The announcement came Thursday, with the Associated Press reporting that Albuquerque Police Department Chief Gordon Eden said the promotion of both Timothy Gonterman and Anthony Montano would help the force implement reforms outlined by the Department of Justice.
As RT reported previously, police in the area have come under fire for using excessive force in situations where it was deemed unnecessary. In a report on law enforcement’s behavior, the Justice Department reviewed 20 fatal shootings between 2009 and 2013, concluding that most of the fatalities were unnecessary and that “systematic change” was needed moving forward.
Although a federal jury found Gonterman and two other officers used excessive force when they used a stun gun on a homeless man in 2002 – the man was awarded $300,000 for suffering from second- and third-degree burns – Eden said the officer has
“demonstrated the strong leadership skills necessary for us to move ahead with DOJ reform requirements.”
Gonterman also issued a statement regarding the stun gun incident, saying he made a mistake and that his experience since then will allow him to effectively train officers in the future.
“It was a mistake, and I have learned from that mistake.

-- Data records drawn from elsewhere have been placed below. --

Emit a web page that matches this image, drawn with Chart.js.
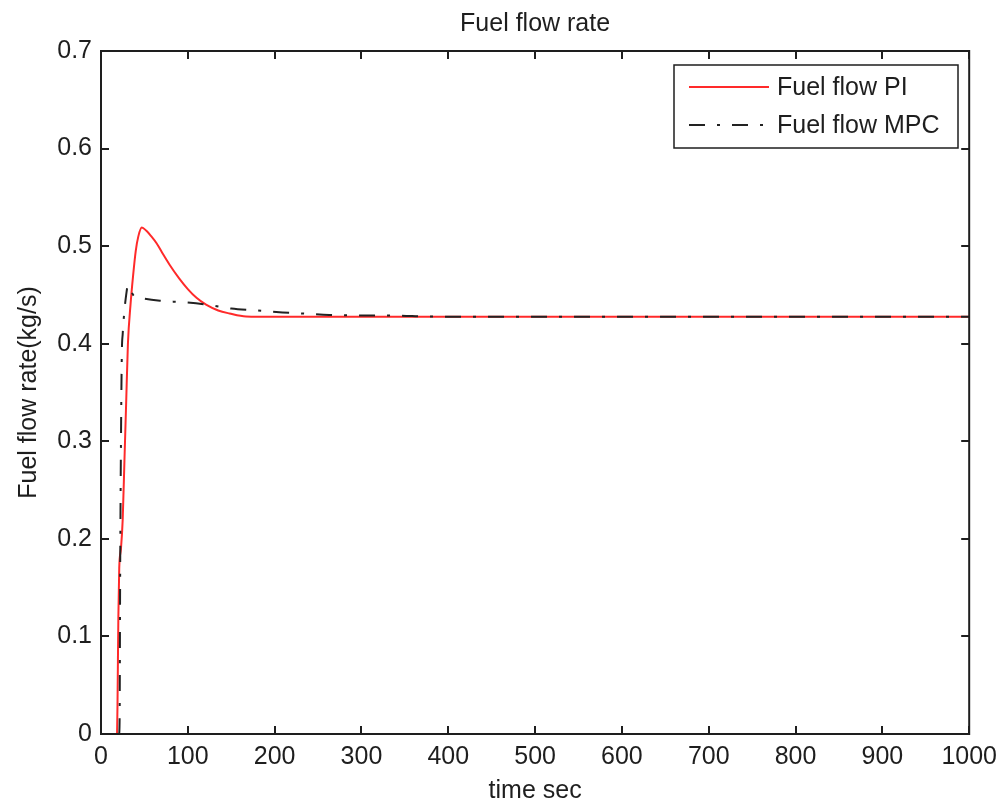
<!DOCTYPE html>
<html>
<head>
<meta charset="utf-8">
<script src="https://cdn.jsdelivr.net/npm/chart.js@4/dist/chart.umd.min.js"></script>
<style>
  html, body { margin: 0; padding: 0; background: #fff; }
  #wrap { width: 1005px; height: 810px; }
</style>
</head>
<body>
<div id="wrap"><canvas id="fuelChart" width="1005" height="810"></canvas></div>
<script>
// PI controller response
const piTime = [18.5, 19, 20, 21, 23, 25, 27, 29, 31, 34, 37, 40, 43, 47, 52, 58, 64, 70, 79, 90, 100, 110, 121, 135, 148, 167, 200, 300, 1000];
const piFlow = [0, 0.03, 0.12, 0.17, 0.19, 0.22, 0.28, 0.34, 0.40, 0.44, 0.47, 0.495, 0.51, 0.519, 0.516, 0.510, 0.503, 0.494, 0.481, 0.467, 0.456, 0.447, 0.440, 0.434, 0.431, 0.428, 0.4277, 0.4277, 0.4277];

// MPC controller response
const mpcTime = [21, 21.5, 22, 23, 24, 25, 27, 29, 31, 34, 38, 45, 68, 95, 122, 150, 180, 209, 232, 263, 300, 344, 370, 400, 1000];
const mpcFlow = [0, 0.02, 0.15, 0.30, 0.39, 0.41, 0.434, 0.45, 0.46, 0.455, 0.449, 0.447, 0.444, 0.4425, 0.440, 0.436, 0.434, 0.432, 0.431, 0.4295, 0.429, 0.4288, 0.428, 0.4277, 0.4277];

const xTicks = [0, 100, 200, 300, 400, 500, 600, 700, 800, 900, 1000];
const yTicks = [0, 0.1, 0.2, 0.3, 0.4, 0.5, 0.6, 0.7];

const FONT = '"Liberation Sans", Arial, sans-serif';
const INK = '#1e1e1e';

function toPoints(xs, ys) {
    return xs.map((x, i) => ({ x: x, y: ys[i] }));
}

// box, inward ticks, titles and legend
const matlabAxes = {
    id: 'matlabAxes',
    beforeDraw(chart) {
        const ctx = chart.ctx;
        ctx.save();
        ctx.fillStyle = '#fff';
        ctx.fillRect(0, 0, chart.width, chart.height);
        ctx.restore();
    },
    afterDraw(chart) {
        const ctx = chart.ctx;
        const a = chart.chartArea;
        const xs = chart.scales.x;
        const ys = chart.scales.y;
        const tick = 8;

        ctx.save();
        ctx.strokeStyle = INK;
        ctx.lineWidth = 2;
        ctx.strokeRect(a.left, a.top, a.right - a.left, a.bottom - a.top);

        ctx.beginPath();
        xTicks.forEach(v => {
            const px = Math.round(xs.getPixelForValue(v));
            ctx.moveTo(px, a.bottom); ctx.lineTo(px, a.bottom - tick);
            ctx.moveTo(px, a.top); ctx.lineTo(px, a.top + tick);
        });
        yTicks.forEach(v => {
            const py = Math.round(ys.getPixelForValue(v));
            ctx.moveTo(a.left, py); ctx.lineTo(a.left + tick, py);
            ctx.moveTo(a.right, py); ctx.lineTo(a.right - tick, py);
        });
        ctx.stroke();

        // titles
        ctx.fillStyle = INK;
        ctx.font = '25px ' + FONT;
        ctx.textAlign = 'center';
        ctx.textBaseline = 'alphabetic';
        ctx.fillText('Fuel flow rate', (a.left + a.right) / 2, 31);
        ctx.fillText('time sec', (a.left + a.right) / 2, 798);

        ctx.save();
        ctx.translate(36, (a.top + a.bottom) / 2);
        ctx.rotate(-Math.PI / 2);
        ctx.fillText('Fuel flow rate(kg/s)', 0, 0);
        ctx.restore();

        // legend
        const lx = 674, ly = 65, lw = 284, lh = 83;
        ctx.fillStyle = '#fff';
        ctx.fillRect(lx, ly, lw, lh);
        ctx.lineWidth = 1.5;
        ctx.strokeStyle = INK;
        ctx.strokeRect(lx, ly, lw, lh);

        chart.data.datasets.forEach((ds, i) => {
            const y = 87 + i * 38;
            ctx.beginPath();
            ctx.strokeStyle = ds.borderColor;
            ctx.lineWidth = ds.borderWidth;
            ctx.setLineDash(ds.borderDash || []);
            ctx.moveTo(689, y);
            ctx.lineTo(769, y);
            ctx.stroke();
            ctx.setLineDash([]);
            ctx.fillStyle = INK;
            ctx.textAlign = 'left';
            ctx.textBaseline = 'middle';
            ctx.font = '25px ' + FONT;
            ctx.fillText(ds.label, 777, y + 1);
        });
        ctx.restore();
    }
};

new Chart(document.getElementById('fuelChart'), {
    type: 'line',
    data: {
        datasets: [
            {
                label: 'Fuel flow PI',
                data: toPoints(piTime, piFlow),
                borderColor: '#ff2a2a',
                borderWidth: 2,
                pointRadius: 0,
                cubicInterpolationMode: 'monotone',
                fill: false,
                order: 1
            },
            {
                label: 'Fuel flow MPC',
                data: toPoints(mpcTime, mpcFlow),
                borderColor: '#222222',
                borderWidth: 2,
                borderDash: [16, 12, 3, 12],
                pointRadius: 0,
                cubicInterpolationMode: 'monotone',
                fill: false,
                order: 0
            }
        ]
    },
    plugins: [matlabAxes],
    options: {
        responsive: false,
        animation: false,
        layout: { padding: { top: 51, right: 34, left: 0, bottom: 0 } },
        plugins: {
            legend: { display: false },
            tooltip: { enabled: false },
            title: { display: false }
        },
        scales: {
            x: {
                type: 'linear',
                min: 0,
                max: 1000,
                afterBuildTicks: s => { s.ticks = xTicks.map(v => ({ value: v })); },
                afterFit: s => { s.height = 76; },
                grid: { display: false, drawTicks: false },
                border: { display: false },
                ticks: {
                    padding: 8,
                    color: INK,
                    font: { family: FONT, size: 25 },
                    maxRotation: 0,
                    autoSkip: false,
                    callback: v => String(v)
                }
            },
            y: {
                type: 'linear',
                min: 0,
                max: 0.7,
                afterBuildTicks: s => { s.ticks = yTicks.map(v => ({ value: v })); },
                afterFit: s => { s.width = 101; },
                grid: { display: false, drawTicks: false },
                border: { display: false },
                ticks: {
                    padding: 9,
                    color: INK,
                    font: { family: FONT, size: 25 },
                    autoSkip: false,
                    callback: v => String(Math.round(v * 10) / 10)
                }
            }
        }
    }
});
</script>
</body>
</html>
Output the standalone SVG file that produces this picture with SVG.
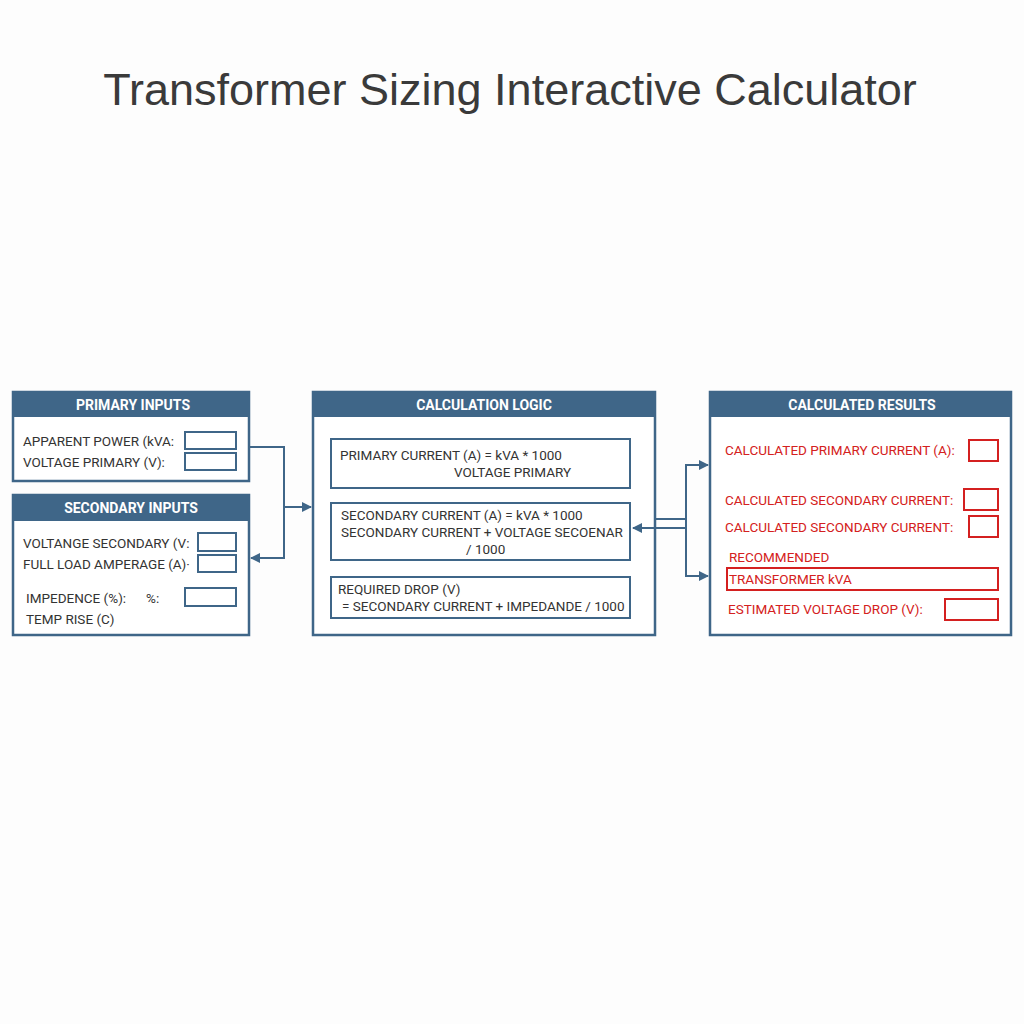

I have taken responsibility for it,” he said, according to the AP. “Since that time, I have become a use of force instructor and a less lethal technology instructor to train officers to use the minimal amount of force necessary to make an arrest. I am also trained in crisis intervention.”
However, for some Albuquerque police critics, such as University of Mexico professor David Correia, the promotion was “really troubling.”
“I think the promotion of Gonterman and his troubled history is the real evidence of what Albuquerque police is about,” he told the AP, adding that protesters needed to put even more pressure on law enforcement in light of the news.
Police behavior in Albuquerque was thrust into the spotlight in March when police in the Foothills area confronted a homeless man who was camping at the base of a mountain. As the event unfolded, police fatally shot the man in the back. Notably, the Foothills area fell under the jurisdiction of Gonterman, though the AP stated it is unclear whether he or anyone under his command was involved in the confrontation.
Although there had been tension between police and local residents for years, the shooting triggered a large protest at City Hall, where protesters flooded the building and demanded more oversight over law enforcement. Soon afterwards, Mayor Richard Barry introduced legislation that would allow for more oversight, and the Justice Department opened its own investigation into the issue.
Since that DOJ report was issued, police have fatally shot one person: a 19-year-old woman who allegedly pointed a gun at an officer. The death marked the third one in five weeks at the hands of Albuquerque police.